> _Prompt_:
Pictures aside, write out every record exactly as it appears.

--- BEGIN Supplied records ---

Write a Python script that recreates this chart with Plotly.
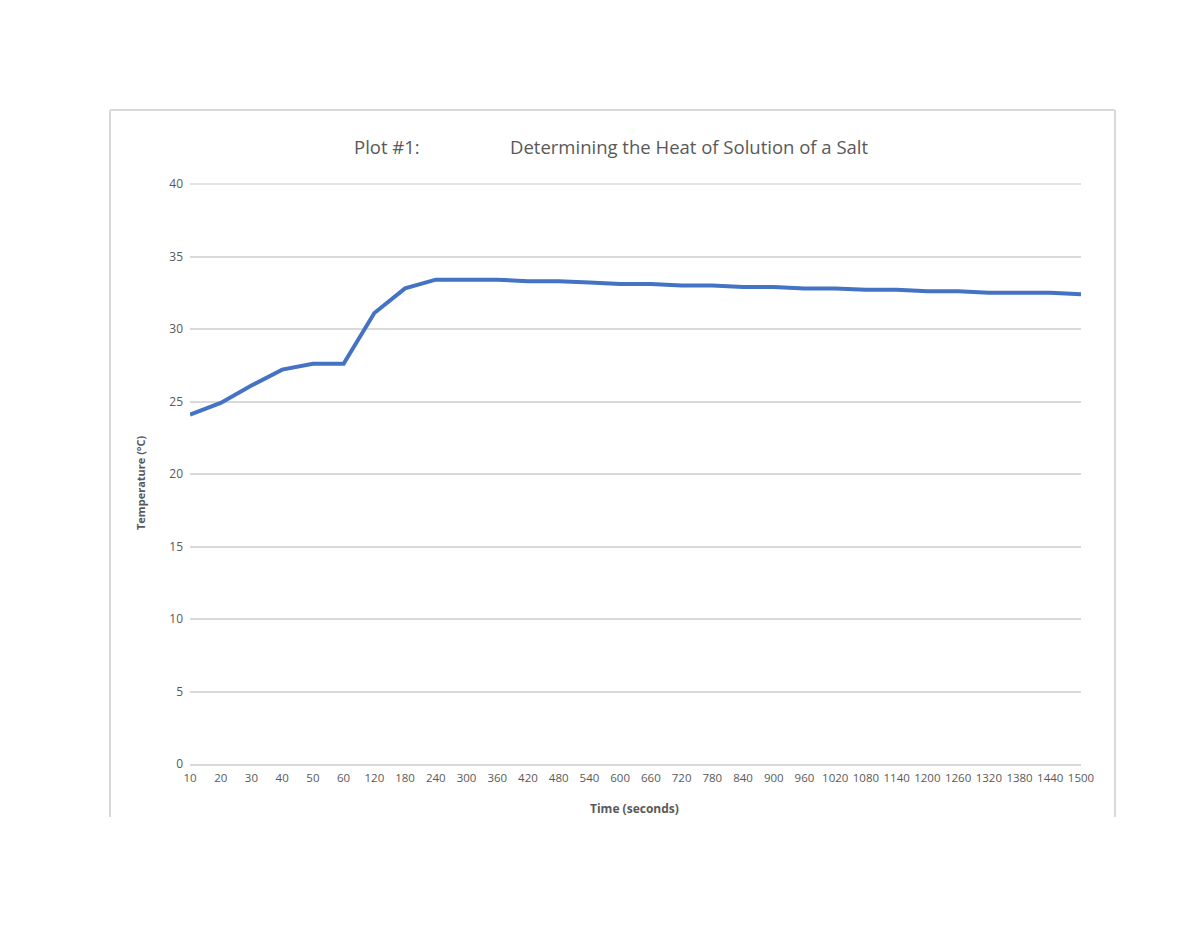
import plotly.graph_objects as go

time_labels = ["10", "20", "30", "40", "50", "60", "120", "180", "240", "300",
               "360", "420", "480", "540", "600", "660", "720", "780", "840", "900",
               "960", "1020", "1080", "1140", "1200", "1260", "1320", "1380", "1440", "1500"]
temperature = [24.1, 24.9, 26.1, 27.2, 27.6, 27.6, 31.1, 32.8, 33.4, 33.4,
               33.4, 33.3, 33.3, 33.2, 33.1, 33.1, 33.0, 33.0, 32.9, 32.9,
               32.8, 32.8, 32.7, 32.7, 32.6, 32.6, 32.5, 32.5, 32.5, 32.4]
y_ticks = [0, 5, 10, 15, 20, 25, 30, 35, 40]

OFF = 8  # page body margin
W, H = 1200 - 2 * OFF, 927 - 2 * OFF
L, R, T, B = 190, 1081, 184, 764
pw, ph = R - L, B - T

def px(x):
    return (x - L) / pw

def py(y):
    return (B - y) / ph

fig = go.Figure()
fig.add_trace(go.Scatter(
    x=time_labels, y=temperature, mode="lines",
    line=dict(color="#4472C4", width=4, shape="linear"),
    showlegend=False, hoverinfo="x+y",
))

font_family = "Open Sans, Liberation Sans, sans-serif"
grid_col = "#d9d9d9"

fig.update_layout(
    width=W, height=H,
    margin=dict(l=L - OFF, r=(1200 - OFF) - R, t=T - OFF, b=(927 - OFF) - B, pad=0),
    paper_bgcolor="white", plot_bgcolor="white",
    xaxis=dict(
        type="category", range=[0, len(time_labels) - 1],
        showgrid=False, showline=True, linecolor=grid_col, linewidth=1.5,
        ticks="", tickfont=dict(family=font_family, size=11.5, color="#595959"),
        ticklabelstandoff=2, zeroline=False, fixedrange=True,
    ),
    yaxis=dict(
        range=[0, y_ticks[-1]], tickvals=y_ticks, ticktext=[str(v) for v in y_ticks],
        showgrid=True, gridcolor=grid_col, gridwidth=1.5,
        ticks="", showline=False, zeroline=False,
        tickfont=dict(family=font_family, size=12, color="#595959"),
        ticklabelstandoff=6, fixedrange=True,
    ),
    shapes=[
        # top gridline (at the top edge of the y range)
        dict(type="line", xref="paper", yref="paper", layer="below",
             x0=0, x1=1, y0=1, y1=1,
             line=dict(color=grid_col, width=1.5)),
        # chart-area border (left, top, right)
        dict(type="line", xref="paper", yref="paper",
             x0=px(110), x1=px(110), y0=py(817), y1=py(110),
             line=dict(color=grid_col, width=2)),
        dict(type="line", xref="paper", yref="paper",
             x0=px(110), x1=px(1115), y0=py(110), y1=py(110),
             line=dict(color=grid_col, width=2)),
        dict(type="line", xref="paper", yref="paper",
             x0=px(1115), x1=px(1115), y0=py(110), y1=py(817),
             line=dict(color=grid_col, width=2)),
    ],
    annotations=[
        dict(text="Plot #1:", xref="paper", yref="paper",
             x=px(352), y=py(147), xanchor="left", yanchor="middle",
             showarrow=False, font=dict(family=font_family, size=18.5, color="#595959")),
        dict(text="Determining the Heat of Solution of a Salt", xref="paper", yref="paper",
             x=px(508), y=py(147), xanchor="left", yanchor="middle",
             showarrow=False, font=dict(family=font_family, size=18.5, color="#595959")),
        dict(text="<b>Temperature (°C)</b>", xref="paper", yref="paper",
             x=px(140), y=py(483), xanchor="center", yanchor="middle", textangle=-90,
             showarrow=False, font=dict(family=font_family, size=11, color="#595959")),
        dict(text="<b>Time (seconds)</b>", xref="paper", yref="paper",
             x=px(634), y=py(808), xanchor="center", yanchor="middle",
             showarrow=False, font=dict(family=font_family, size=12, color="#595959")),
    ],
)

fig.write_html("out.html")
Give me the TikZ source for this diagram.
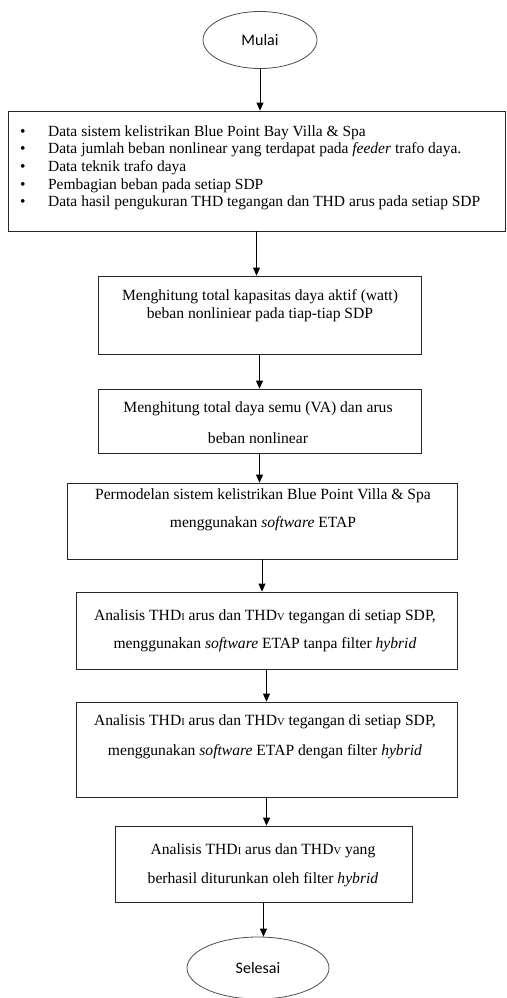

--- END Supplied records ---

> _Solution to the problem_:
Write a Python script that recreates this chart with Plotly.
import plotly.graph_objects as go

time_labels = ["10", "20", "30", "40", "50", "60", "120", "180", "240", "300",
               "360", "420", "480", "540", "600", "660", "720", "780", "840", "900",
               "960", "1020", "1080", "1140", "1200", "1260", "1320", "1380", "1440", "1500"]
temperature = [24.1, 24.9, 26.1, 27.2, 27.6, 27.6, 31.1, 32.8, 33.4, 33.4,
               33.4, 33.3, 33.3, 33.2, 33.1, 33.1, 33.0, 33.0, 32.9, 32.9,
               32.8, 32.8, 32.7, 32.7, 32.6, 32.6, 32.5, 32.5, 32.5, 32.4]
y_ticks = [0, 5, 10, 15, 20, 25, 30, 35, 40]

OFF = 8  # page body margin
W, H = 1200 - 2 * OFF, 927 - 2 * OFF
L, R, T, B = 190, 1081, 184, 764
pw, ph = R - L, B - T

def px(x):
    return (x - L) / pw

def py(y):
    return (B - y) / ph

fig = go.Figure()
fig.add_trace(go.Scatter(
    x=time_labels, y=temperature, mode="lines",
    line=dict(color="#4472C4", width=4, shape="linear"),
    showlegend=False, hoverinfo="x+y",
))

font_family = "Open Sans, Liberation Sans, sans-serif"
grid_col = "#d9d9d9"

fig.update_layout(
    width=W, height=H,
    margin=dict(l=L - OFF, r=(1200 - OFF) - R, t=T - OFF, b=(927 - OFF) - B, pad=0),
    paper_bgcolor="white", plot_bgcolor="white",
    xaxis=dict(
        type="category", range=[0, len(time_labels) - 1],
        showgrid=False, showline=True, linecolor=grid_col, linewidth=1.5,
        ticks="", tickfont=dict(family=font_family, size=11.5, color="#595959"),
        ticklabelstandoff=2, zeroline=False, fixedrange=True,
    ),
    yaxis=dict(
        range=[0, y_ticks[-1]], tickvals=y_ticks, ticktext=[str(v) for v in y_ticks],
        showgrid=True, gridcolor=grid_col, gridwidth=1.5,
        ticks="", showline=False, zeroline=False,
        tickfont=dict(family=font_family, size=12, color="#595959"),
        ticklabelstandoff=6, fixedrange=True,
    ),
    shapes=[
        # top gridline (at the top edge of the y range)
        dict(type="line", xref="paper", yref="paper", layer="below",
             x0=0, x1=1, y0=1, y1=1,
             line=dict(color=grid_col, width=1.5)),
        # chart-area border (left, top, right)
        dict(type="line", xref="paper", yref="paper",
             x0=px(110), x1=px(110), y0=py(817), y1=py(110),
             line=dict(color=grid_col, width=2)),
        dict(type="line", xref="paper", yref="paper",
             x0=px(110), x1=px(1115), y0=py(110), y1=py(110),
             line=dict(color=grid_col, width=2)),
        dict(type="line", xref="paper", yref="paper",
             x0=px(1115), x1=px(1115), y0=py(110), y1=py(817),
             line=dict(color=grid_col, width=2)),
    ],
    annotations=[
        dict(text="Plot #1:", xref="paper", yref="paper",
             x=px(352), y=py(147), xanchor="left", yanchor="middle",
             showarrow=False, font=dict(family=font_family, size=18.5, color="#595959")),
        dict(text="Determining the Heat of Solution of a Salt", xref="paper", yref="paper",
             x=px(508), y=py(147), xanchor="left", yanchor="middle",
             showarrow=False, font=dict(family=font_family, size=18.5, color="#595959")),
        dict(text="<b>Temperature (°C)</b>", xref="paper", yref="paper",
             x=px(140), y=py(483), xanchor="center", yanchor="middle", textangle=-90,
             showarrow=False, font=dict(family=font_family, size=11, color="#595959")),
        dict(text="<b>Time (seconds)</b>", xref="paper", yref="paper",
             x=px(634), y=py(808), xanchor="center", yanchor="middle",
             showarrow=False, font=dict(family=font_family, size=12, color="#595959")),
    ],
)

fig.write_html("out.html")
Give me the TikZ source for this diagram.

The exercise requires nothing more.